Coverage limits for these policies typically range from $1 million to $10 million each, with an umbrella or excess policy providing an additional $5 million to $25 million above the underlying limits. Families with heightened personal security concerns may also carry kidnap, ransom, and extortion coverage. An insurance broker who specializes in family office risk is worth the cost here, because a generalist broker will almost certainly leave gaps in coverage that only become visible after a loss.

Private Trust Company Integration

For families with multiple complex trusts spread across generations, forming a private trust company (PTC) alongside the family office can solve a persistent problem: reliance on institutional trustees who don’t know the family and lack flexibility with unusual assets. A PTC is a specially formed entity that acts as trustee for the family’s trusts, allowing the family to centralize trust governance, maintain consistent decision-making across generations, and manage assets like closely held businesses or real estate that commercial trustees handle poorly.

A PTC is not a replacement for the family office; it’s a complement. The family office handles investment management, tax planning, and day-to-day operations. The PTC handles fiduciary responsibilities specific to trust administration.
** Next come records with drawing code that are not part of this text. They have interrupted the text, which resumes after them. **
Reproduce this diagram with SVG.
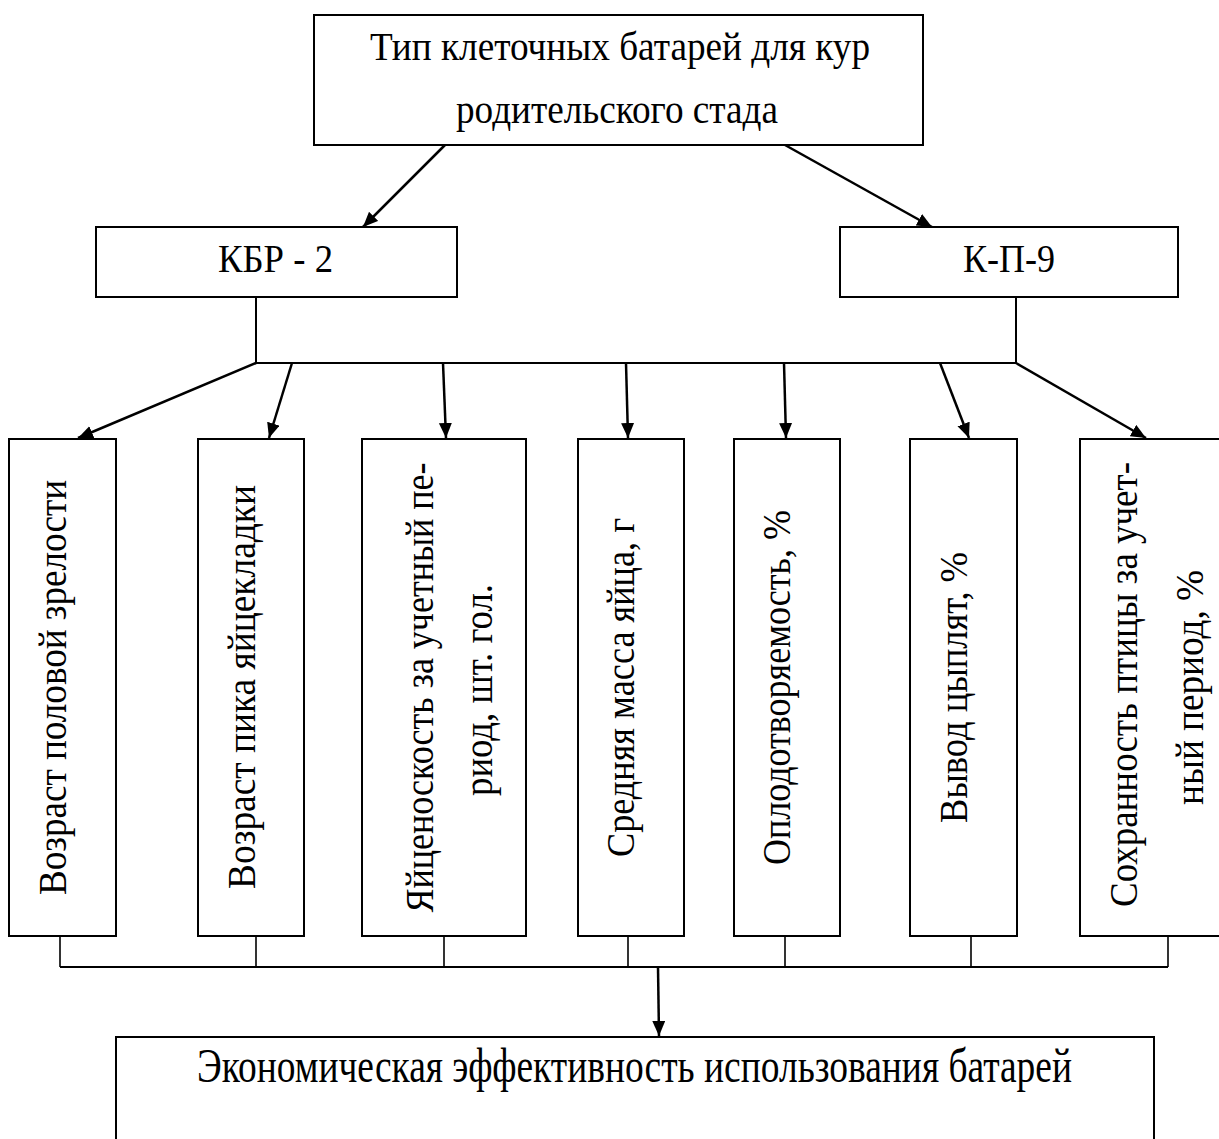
<svg xmlns="http://www.w3.org/2000/svg" width="1219" height="1139" viewBox="0 0 1219 1139">
<defs>
<style>
.box{fill:#fff;stroke:#000;stroke-width:2}
.t{font-family:"Liberation Serif","Times New Roman",serif;fill:#000}
.h{font-size:40px;text-anchor:middle}
.v{font-size:39px;text-anchor:middle}
.c{stroke:#000;stroke-width:2;fill:none}
.a{stroke:#000;stroke-width:2.5;fill:none;marker-end:url(#ah)}
.thin{stroke:#000;stroke-width:1.6;fill:none}
</style>
<marker id="ah" markerUnits="userSpaceOnUse" markerWidth="16" markerHeight="14" refX="15" refY="6.5" orient="auto">
<path d="M0,0 L15,6.5 L0,13 z" fill="#000"/>
</marker>
</defs>
<rect width="1219" height="1139" fill="#fff"/>
<g id="connectors">
<line class="a" x1="445" y1="145" x2="363" y2="227"/>
<line class="a" x1="785" y1="145" x2="932" y2="227"/>
<line class="c" x1="256" y1="297" x2="256" y2="363"/>
<line class="c" x1="1016" y1="297" x2="1016" y2="363"/>
<line class="c" x1="256" y1="363" x2="1016" y2="363"/>
<line class="a" x1="256" y1="363" x2="78" y2="438"/>
<line class="a" x1="292" y1="363" x2="269" y2="438"/>
<line class="a" x1="443" y1="363" x2="446" y2="438"/>
<line class="a" x1="626" y1="363" x2="628" y2="438"/>
<line class="a" x1="784" y1="363" x2="786" y2="438"/>
<line class="a" x1="940" y1="363" x2="969" y2="438"/>
<line class="a" x1="1016" y1="363" x2="1146" y2="438"/>
<line class="thin" x1="60" y1="936" x2="60" y2="967"/>
<line class="thin" x1="256" y1="936" x2="256" y2="967"/>
<line class="thin" x1="444" y1="936" x2="444" y2="967"/>
<line class="thin" x1="628" y1="936" x2="628" y2="967"/>
<line class="thin" x1="785" y1="936" x2="785" y2="967"/>
<line class="thin" x1="971" y1="936" x2="971" y2="967"/>
<line class="thin" x1="1168" y1="936" x2="1168" y2="967"/>
<line class="c" x1="60" y1="967" x2="1168" y2="967"/>
<line class="a" x1="658" y1="967" x2="659" y2="1036"/>
</g>
<g id="top">
<rect class="box" x="314" y="15" width="609" height="130"/>
<text class="t h" x="620" y="60" textLength="500" lengthAdjust="spacingAndGlyphs">Тип клеточных батарей для кур</text>
<text class="t h" x="617" y="123" textLength="322" lengthAdjust="spacingAndGlyphs">родительского стада</text>
</g>
<g id="kbr">
<rect class="box" x="96" y="227" width="361" height="70"/>
<text class="t h" x="275.5" y="272" textLength="115" lengthAdjust="spacingAndGlyphs">КБР - 2</text>
</g>
<g id="kp">
<rect class="box" x="840" y="227" width="338" height="70"/>
<text class="t h" x="1009" y="272" textLength="92" lengthAdjust="spacingAndGlyphs">К-П-9</text>
</g>
<g id="b1">
<rect class="box" x="9" y="439" width="107" height="497"/>
<text class="t v" transform="translate(66,687.5) rotate(-90)" textLength="415" lengthAdjust="spacingAndGlyphs">Возраст половой зрелости</text>
</g>
<g id="b2">
<rect class="box" x="198" y="439" width="106" height="497"/>
<text class="t v" transform="translate(255,687) rotate(-90)" textLength="404" lengthAdjust="spacingAndGlyphs">Возраст пика яйцекладки</text>
</g>
<g id="b3">
<rect class="box" x="362" y="439" width="164" height="497"/>
<text class="t v" transform="translate(433,687.5) rotate(-90)" textLength="450" lengthAdjust="spacingAndGlyphs">Яйценоскость за учетный пе-</text>
<text class="t v" transform="translate(492,690) rotate(-90)" textLength="212" lengthAdjust="spacingAndGlyphs">риод, шт. гол.</text>
</g>
<g id="b4">
<rect class="box" x="578" y="439" width="106" height="497"/>
<text class="t v" transform="translate(634,687.5) rotate(-90)" textLength="339" lengthAdjust="spacingAndGlyphs">Средняя масса яйца, г</text>
</g>
<g id="b5">
<rect class="box" x="734" y="439" width="106" height="497"/>
<text class="t v" transform="translate(790,687.5) rotate(-90)" textLength="355" lengthAdjust="spacingAndGlyphs">Оплодотворяемость, %</text>
</g>
<g id="b6">
<rect class="box" x="910" y="439" width="107" height="497"/>
<text class="t v" transform="translate(967,687.5) rotate(-90)" textLength="271" lengthAdjust="spacingAndGlyphs">Вывод цыплят, %</text>
</g>
<g id="b7">
<rect class="box" x="1080" y="439" width="160" height="497"/>
<text class="t v" transform="translate(1137,684.5) rotate(-90)" textLength="445" lengthAdjust="spacingAndGlyphs">Сохранность птицы за учет-</text>
<text class="t v" transform="translate(1203,687.5) rotate(-90)" textLength="235" lengthAdjust="spacingAndGlyphs">ный период, %</text>
</g>
<g id="bottom">
<rect class="box" x="116" y="1037" width="1038" height="140"/>
<text class="t" x="634.5" y="1082" font-size="48" text-anchor="middle" textLength="875" lengthAdjust="spacingAndGlyphs">Экономическая эффективность использования батарей</text>
</g>
</svg>
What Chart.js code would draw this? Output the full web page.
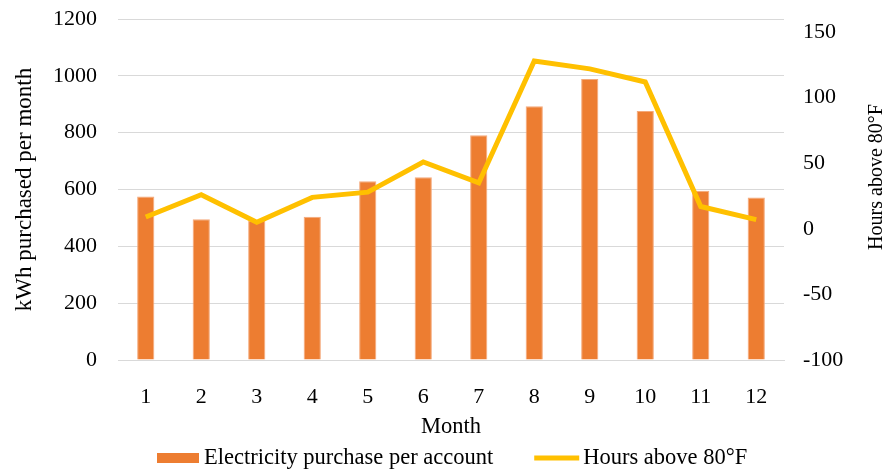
<!DOCTYPE html>
<html>
<head>
<meta charset="utf-8">
<script src="https://cdn.jsdelivr.net/npm/chart.js@4"></script>
<style>
  html, body { margin: 0; padding: 0; background: #fff; }
  #wrap { width: 892px; height: 471px; }
</style>
</head>
<body>
<div id="wrap"><canvas id="c" width="892" height="471"></canvas></div>
<script>
// Monthly electricity purchase per account and hours above 80°F
const months = ['1', '2', '3', '4', '5', '6', '7', '8', '9', '10', '11', '12'];
const kwhPerAccount = [575, 495, 490, 504, 629, 643, 791, 893, 989, 876, 596, 572];
const hoursAbove80 = [9, 26, 5, 24, 28, 51, 35, 128, 122, 112, 17, 7];
const leftTicks = [0, 200, 400, 600, 800, 1000, 1200];
const rightTicks = [-100, -50, 0, 50, 100, 150];

const FONT = '"Liberation Serif", "Times New Roman", serif';
const TXT = '#000000';
const BAR_COLOR = '#ED7D31';
const LINE_COLOR = '#FFC000';

Chart.defaults.font.family = FONT;
Chart.defaults.color = TXT;

// Right-hand axis title reads bottom-to-top, plus a legend row under the axis title
const extras = {
  id: 'extras',
  afterDraw(chart) {
    const ctx = chart.ctx;
    ctx.save();
    ctx.fillStyle = TXT;
    ctx.textBaseline = 'middle';

    // right axis title
    ctx.save();
    ctx.translate(877, 177);
    ctx.rotate(-Math.PI / 2);
    ctx.font = '20px ' + FONT;
    ctx.textAlign = 'center';
    ctx.fillText('Hours above 80°F', 0, 0);
    ctx.restore();

    // legend
    const ly = 458;
    const items = chart.data.datasets.slice().reverse();
    ctx.font = '22.5px ' + FONT;
    ctx.textAlign = 'left';
    let x = 157;
    items.forEach((ds) => {
      if (ds.type === 'bar') {
        ctx.fillStyle = ds.backgroundColor;
        ctx.fillRect(x, ly - 5, 42, 10);
        x += 42 + 5;
      } else {
        ctx.strokeStyle = ds.borderColor;
        ctx.lineWidth = 5;
        ctx.beginPath();
        ctx.moveTo(x, ly);
        ctx.lineTo(x + 45, ly);
        ctx.stroke();
        x += 45 + 4;
      }
      ctx.fillStyle = TXT;
      ctx.fillText(ds.label, x, ly);
      x += ctx.measureText(ds.label).width + 41;
    });
    ctx.restore();
  }
};

new Chart(document.getElementById('c'), {
  data: {
    labels: months,
    datasets: [
      {
        type: 'line',
        label: 'Hours above 80°F',
        data: hoursAbove80,
        yAxisID: 'yR',
        borderColor: LINE_COLOR,
        backgroundColor: LINE_COLOR,
        borderWidth: 5,
        pointRadius: 0,
        pointHoverRadius: 0,
        tension: 0,
        order: 0
      },
      {
        type: 'bar',
        label: 'Electricity purchase per account',
        data: kwhPerAccount,
        yAxisID: 'yL',
        backgroundColor: BAR_COLOR,
        borderColor: '#F4A97A',
        borderWidth: 1,
        barPercentage: 0.31,
        categoryPercentage: 1,
        order: 1
      }
    ]
  },
  options: {
    responsive: false,
    animation: false,
    events: [],
    layout: { padding: { top: 19, left: 0, right: 0, bottom: 29 } },
    scales: {
      x: {
        type: 'category',
        offset: true,
        afterFit: (axis) => { axis.height = 82; axis.paddingLeft = 0; axis.paddingRight = 0; },
        grid: { display: false, drawTicks: false },
        border: { display: true, color: '#D9D9D9', width: 1 },
        ticks: { padding: 24, font: { size: 22 }, color: TXT, maxRotation: 0 },
        title: { display: true, text: 'Month', font: { size: 22.5 }, color: TXT, padding: { top: 0, bottom: 1 } }
      },
      yL: {
        type: 'linear',
        position: 'left',
        min: 0,
        max: 1200,
        afterBuildTicks: (axis) => { axis.ticks = leftTicks.map(v => ({ value: v })); },
        afterFit: (axis) => { axis.width = 118; axis.paddingTop = 0; axis.paddingBottom = 0; },
        grid: { color: '#D9D9D9', lineWidth: 1, drawTicks: false },
        border: { display: false },
        ticks: { padding: 21, font: { size: 22 }, color: TXT, callback: (v) => String(v) },
        title: { display: true, text: 'kWh purchased per month', font: { size: 23 }, color: TXT, padding: { top: 11, bottom: 0 } }
      },
      yR: {
        type: 'linear',
        position: 'right',
        min: -100,
        max: 160,
        afterBuildTicks: (axis) => { axis.ticks = rightTicks.map(v => ({ value: v })); },
        afterFit: (axis) => { axis.width = 108; axis.paddingTop = 0; axis.paddingBottom = 0; },
        grid: { display: false, drawTicks: false },
        border: { display: false },
        ticks: { padding: 19, font: { size: 22 }, color: TXT, callback: (v) => String(v) },
        title: { display: false }
      }
    },
    plugins: {
      tooltip: { enabled: false },
      legend: { display: false }
    }
  },
  plugins: [extras]
});
</script>
</body>
</html>
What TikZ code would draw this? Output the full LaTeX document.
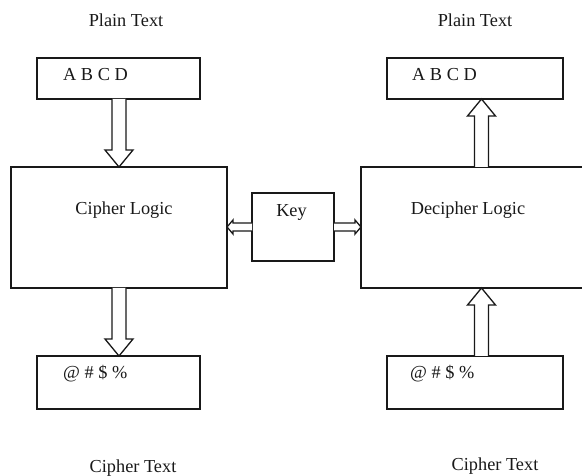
\documentclass[tikz,border=0pt]{standalone}
\usepackage{fontspec}
\setmainfont{Liberation Serif}
\usetikzlibrary{calc}

\tikzset{
  box/.style={draw=black!90, line width=1.3pt, fill=none, inner sep=0pt, outer sep=0pt, anchor=north west},
  lbl/.style={inner sep=0pt, text=black!90, font=\fontsize{18.3}{21}\selectfont},
  blockarrow/.style={draw=black!90, line width=1.3pt, fill=white, line join=miter},
}

% vertical hollow arrow from #1 to #2 (same x)
\newcommand\vblock[2]{%
  \draw[blockarrow] let \p1=#1, \p2=#2, \n1={sign(\y2-\y1)}, \n2={\y2-\n1*17} in
    ({\x1-7pt},\y1) -- ({\x1-7pt},\n2) -- ({\x1-14pt},\n2)
    -- (\x1,\y2) -- ({\x1+14pt},\n2) -- ({\x1+7pt},\n2) -- ({\x1+7pt},\y1);}
% horizontal hollow arrow from #1 to #2 (same y)
\newcommand\hblock[2]{%
  \draw[blockarrow] let \p1=#1, \p2=#2, \n1={sign(\x2-\x1)}, \n2={\x2-\n1*6} in
    (\x1,{\y1-4pt}) -- (\n2,{\y1-4pt}) -- (\n2,{\y1-7pt})
    -- (\x2,\y1) -- (\n2,{\y1+7pt}) -- (\n2,{\y1+4pt}) -- (\x1,{\y1+4pt});}

\begin{document}
\begin{tikzpicture}[x=1pt,y=1pt]
\useasboundingbox (0,0) rectangle (582,-476);
\clip (0,0) rectangle (582,-476);
\fill[white] (0,0) rectangle (582,-476);

% boxes
\node[box, minimum width=163, minimum height=41] (ptl) at (37,-58) {};
\node[box, minimum width=176, minimum height=41] (ptr) at (387,-58) {};
\node[box, minimum width=216, minimum height=121] (cl) at (11,-167) {};
\node[box, minimum width=240, minimum height=121] (dl) at (361,-167) {};
\node[box, minimum width=82, minimum height=68] (key) at (252,-193) {};
\node[box, minimum width=163, minimum height=53] (ctl) at (37,-356) {};
\node[box, minimum width=176, minimum height=53] (ctr) at (387,-356) {};

% shaft axes of the vertical arrows
\coordinate (axl) at (119,0);
\coordinate (axr) at (481.5,0);

% arrows
\vblock{(axl |- ptl.south)}{(axl |- cl.north)}
\vblock{(axl |- cl.south)}{(axl |- ctl.north)}
\vblock{(axr |- dl.north)}{(axr |- ptr.south)}
\vblock{(axr |- ctr.north)}{(axr |- dl.south)}
\hblock{(key.west)}{(key.west -| cl.east)}
\hblock{(key.east)}{(key.east -| dl.west)}

% labels
\node[lbl, anchor=base] (tpl) at (126,-27) {Plain Text};
\node[lbl, anchor=base] (tpr) at (475,-27) {Plain Text};
\node[lbl, anchor=base west] (tal) at (63,-81) {A B C D};
\node[lbl, anchor=base west] (tar) at (412,-81) {A B C D};
\node[lbl, anchor=base] (tcl) at (124,-215) {Cipher Logic};
\node[lbl, anchor=base] (tk) at (291.5,-217) {Key};
\node[lbl, anchor=base] (tdl) at (468,-215) {Decipher Logic};
\node[lbl, anchor=base west] (tsl) at (63,-378) {@ \# \$ \%};
\node[lbl, anchor=base west] (tsr) at (410,-378) {@ \# \$ \%};
\node[lbl, anchor=base] (tctl) at (133,-472) {Cipher Text};
\node[lbl, anchor=base] (tctr) at (495,-470) {Cipher Text};
\end{tikzpicture}
\end{document}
Establishing a PTC requires choosing a jurisdiction with favorable trust company laws (South Dakota, Nevada, and Wyoming are common choices), obtaining a state trust charter, and maintaining a separate board that includes independent members. Not every family needs one, but for those managing more than a handful of irrevocable trusts, the governance and continuity benefits are substantial.

Ongoing Compliance

Formation is just the beginning. A family office has recurring obligations that, if missed, can result in penalties or loss of the entity’s good standing. Most states require an annual report or franchise tax filing, with fees that vary by jurisdiction but typically range from nominal amounts up to $800 or more depending on the state and entity type. The family office must also maintain its registered agent designation, keep its operating agreement or bylaws current as family circumstances change, and file all required federal and state tax returns for each entity in the structure.

On the regulatory side, the SEC family office exemption is not a one-time qualification. Every time the family adds a new trust, brings on a new employee who will co-invest, or restructures an investment vehicle, the office should confirm that the three conditions of the exemption are still met.1U.S. Securities and Exchange Commission. Final Rule: Family Offices The investment policy statement should be reviewed at least annually. The insurance program should be re-evaluated whenever the office adds a new asset class, hires or terminates key personnel, or expands its services. Families that treat formation as the finish line instead of the starting line are the ones most likely to discover gaps when it’s too late to fix them cheaply.